What are the odds of a baby having a rare condition that is hard to diagnose but easy to treat?
What are the odds of it happening again—with an even rarer condition?

Shaindy W. shares her miraculous story
It’s summertime, and our family has moved upstate, for our annual “country getaway.” Though many of my friends gripe about the endless muddy towels, upside-down schedule, and crowded conditions in our two-room shacks, I live for these months all year. Just putting my feet up in the shade and watching my three little ones whoop and holler as they play with their friends, catching salamanders in the mud or rolling in the grass, fills my heart with joy. The girls, three and five years old, are queens of the colony, while little Dovi toddles about, his chubby fingers grabbing everything in sight.

Dovi is 15 months old now, an adorable blonde version of his beautiful sisters. When I think about all we’ve been through in the past year, the near-misses and harrowing nights in the ICU, I feel doubly blessed.

“So this is the famous Dovi?” my country friend, Rachel, greets me on the second day of the season. She lifts him high and tickles him under the chin, chuckling as he squeals. “You’ve given us quite a scare!”

“You and everyone else,” I murmur. “But mostly his Mommy and Tatty.”

I hug Dovi close and recall the chaotic weeks after his birth. Though he’d been born at term before Pesach, and his early weeks were tranquil, by the time he was six weeks old he was crying throughout the day. I spent most of my time trying to calm him down, feeding him gripe water through a medicine dropper, patting his back and pacing back and forth. Our two older children became crankier than usual in response to my exhaustion and frustration. My beautiful baby was in pain, and there was nothing I could do about it.

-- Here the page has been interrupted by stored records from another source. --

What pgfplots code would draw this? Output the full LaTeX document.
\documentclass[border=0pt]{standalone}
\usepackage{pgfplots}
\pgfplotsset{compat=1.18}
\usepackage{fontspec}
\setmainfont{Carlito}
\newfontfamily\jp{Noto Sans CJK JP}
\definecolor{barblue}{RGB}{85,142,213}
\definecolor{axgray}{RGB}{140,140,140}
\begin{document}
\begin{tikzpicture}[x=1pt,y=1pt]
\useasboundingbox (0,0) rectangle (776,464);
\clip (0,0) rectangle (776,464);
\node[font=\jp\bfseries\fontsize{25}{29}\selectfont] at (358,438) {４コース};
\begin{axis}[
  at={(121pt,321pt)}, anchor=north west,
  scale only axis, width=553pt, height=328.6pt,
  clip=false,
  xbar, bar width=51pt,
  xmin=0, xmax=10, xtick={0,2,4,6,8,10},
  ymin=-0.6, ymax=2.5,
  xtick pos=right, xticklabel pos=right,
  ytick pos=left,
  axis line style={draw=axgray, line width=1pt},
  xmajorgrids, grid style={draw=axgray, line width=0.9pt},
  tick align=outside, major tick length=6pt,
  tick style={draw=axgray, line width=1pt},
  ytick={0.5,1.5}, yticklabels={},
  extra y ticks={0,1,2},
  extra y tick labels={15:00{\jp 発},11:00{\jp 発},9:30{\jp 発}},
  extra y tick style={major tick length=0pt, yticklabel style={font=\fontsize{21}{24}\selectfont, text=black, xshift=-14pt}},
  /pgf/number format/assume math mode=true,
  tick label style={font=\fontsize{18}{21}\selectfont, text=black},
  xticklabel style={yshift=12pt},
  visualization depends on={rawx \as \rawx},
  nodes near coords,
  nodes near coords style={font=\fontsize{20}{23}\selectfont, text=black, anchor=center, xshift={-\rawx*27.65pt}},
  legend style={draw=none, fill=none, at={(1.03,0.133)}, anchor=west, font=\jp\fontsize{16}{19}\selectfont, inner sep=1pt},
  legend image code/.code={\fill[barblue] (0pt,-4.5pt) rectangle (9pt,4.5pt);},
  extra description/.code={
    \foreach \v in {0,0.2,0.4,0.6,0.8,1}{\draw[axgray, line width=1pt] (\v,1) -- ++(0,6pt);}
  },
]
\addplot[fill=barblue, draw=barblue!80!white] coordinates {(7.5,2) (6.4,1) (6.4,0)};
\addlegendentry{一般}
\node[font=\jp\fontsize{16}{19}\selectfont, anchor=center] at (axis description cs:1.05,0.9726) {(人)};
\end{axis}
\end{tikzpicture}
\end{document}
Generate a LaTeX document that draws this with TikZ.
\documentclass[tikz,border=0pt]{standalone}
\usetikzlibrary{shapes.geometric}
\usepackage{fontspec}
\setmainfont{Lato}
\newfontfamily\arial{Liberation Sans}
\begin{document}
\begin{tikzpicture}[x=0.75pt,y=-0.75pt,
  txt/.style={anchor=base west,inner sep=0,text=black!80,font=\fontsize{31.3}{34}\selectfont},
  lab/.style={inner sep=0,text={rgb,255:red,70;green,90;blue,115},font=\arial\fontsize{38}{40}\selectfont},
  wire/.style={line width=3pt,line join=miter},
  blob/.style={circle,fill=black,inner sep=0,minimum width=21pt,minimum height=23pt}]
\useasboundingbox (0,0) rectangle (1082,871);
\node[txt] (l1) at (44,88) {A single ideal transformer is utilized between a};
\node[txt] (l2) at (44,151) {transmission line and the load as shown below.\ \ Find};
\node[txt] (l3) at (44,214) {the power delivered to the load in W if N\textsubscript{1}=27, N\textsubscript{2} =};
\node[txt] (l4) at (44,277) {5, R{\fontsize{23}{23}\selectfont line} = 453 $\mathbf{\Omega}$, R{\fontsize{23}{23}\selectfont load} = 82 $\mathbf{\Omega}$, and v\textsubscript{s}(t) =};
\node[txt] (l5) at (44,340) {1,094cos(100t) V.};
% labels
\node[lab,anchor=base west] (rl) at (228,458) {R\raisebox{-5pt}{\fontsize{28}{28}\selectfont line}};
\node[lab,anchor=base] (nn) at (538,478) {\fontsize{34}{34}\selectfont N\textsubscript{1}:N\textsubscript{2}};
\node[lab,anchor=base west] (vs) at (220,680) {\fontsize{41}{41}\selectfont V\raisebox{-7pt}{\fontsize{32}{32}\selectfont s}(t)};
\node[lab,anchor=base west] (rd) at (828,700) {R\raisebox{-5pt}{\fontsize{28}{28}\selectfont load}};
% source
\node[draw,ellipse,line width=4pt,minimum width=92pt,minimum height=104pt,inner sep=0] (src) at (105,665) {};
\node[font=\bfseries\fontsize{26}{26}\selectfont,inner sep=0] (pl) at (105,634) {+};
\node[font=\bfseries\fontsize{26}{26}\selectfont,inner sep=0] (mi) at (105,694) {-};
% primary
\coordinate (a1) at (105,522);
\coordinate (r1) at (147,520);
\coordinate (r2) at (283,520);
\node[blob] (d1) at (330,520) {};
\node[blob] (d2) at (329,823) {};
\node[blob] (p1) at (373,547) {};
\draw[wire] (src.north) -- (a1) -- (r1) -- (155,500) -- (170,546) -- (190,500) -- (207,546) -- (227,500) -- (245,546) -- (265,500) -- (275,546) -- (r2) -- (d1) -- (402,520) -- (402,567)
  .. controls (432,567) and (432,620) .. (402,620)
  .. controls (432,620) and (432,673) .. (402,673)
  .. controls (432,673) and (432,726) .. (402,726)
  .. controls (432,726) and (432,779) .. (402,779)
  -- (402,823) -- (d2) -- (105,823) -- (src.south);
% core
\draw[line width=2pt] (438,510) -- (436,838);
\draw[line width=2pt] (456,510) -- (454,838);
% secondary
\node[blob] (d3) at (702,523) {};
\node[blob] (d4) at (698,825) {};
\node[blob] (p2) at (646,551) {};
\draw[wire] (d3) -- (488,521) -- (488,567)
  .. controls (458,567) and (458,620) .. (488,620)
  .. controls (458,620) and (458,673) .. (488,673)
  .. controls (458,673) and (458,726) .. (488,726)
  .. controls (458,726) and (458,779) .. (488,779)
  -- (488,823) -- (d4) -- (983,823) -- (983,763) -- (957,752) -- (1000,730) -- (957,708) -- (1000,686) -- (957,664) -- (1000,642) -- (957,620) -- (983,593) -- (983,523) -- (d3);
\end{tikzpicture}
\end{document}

“It’s probably just colic,” my pediatrician said. “He’ll outgrow it in no time.”

“You had a bad case of colic, too,” my mother recalled. “Time and patience will do the trick.”

Thankfully, it was a relatively peaceful time, between Pesach and Shavuos, when the older ones were in school and I was able to devote my time to Dovi. Still, after another endless night spent calming him, I was exhausted beyond words. Shavuos was approaching and my freezer was stocked with dairy delicacies, as we were expecting guests for the meal.
A day before Shavuos, I was speaking to my sister-in-law Chany, kvetching, really, about Dovi’s nonstop crying. I also mentioned that he had thrown up, twice, and seemed to be in real distress.

Chany, whose six young children kept her on her toes, urged me to make an appointment at the pediatrician.

“He can put Dovi on medicine, and you’ll have a semi-normal Shavuos,” she said. “Otherwise you’ll be pacing up and down and going crazy.”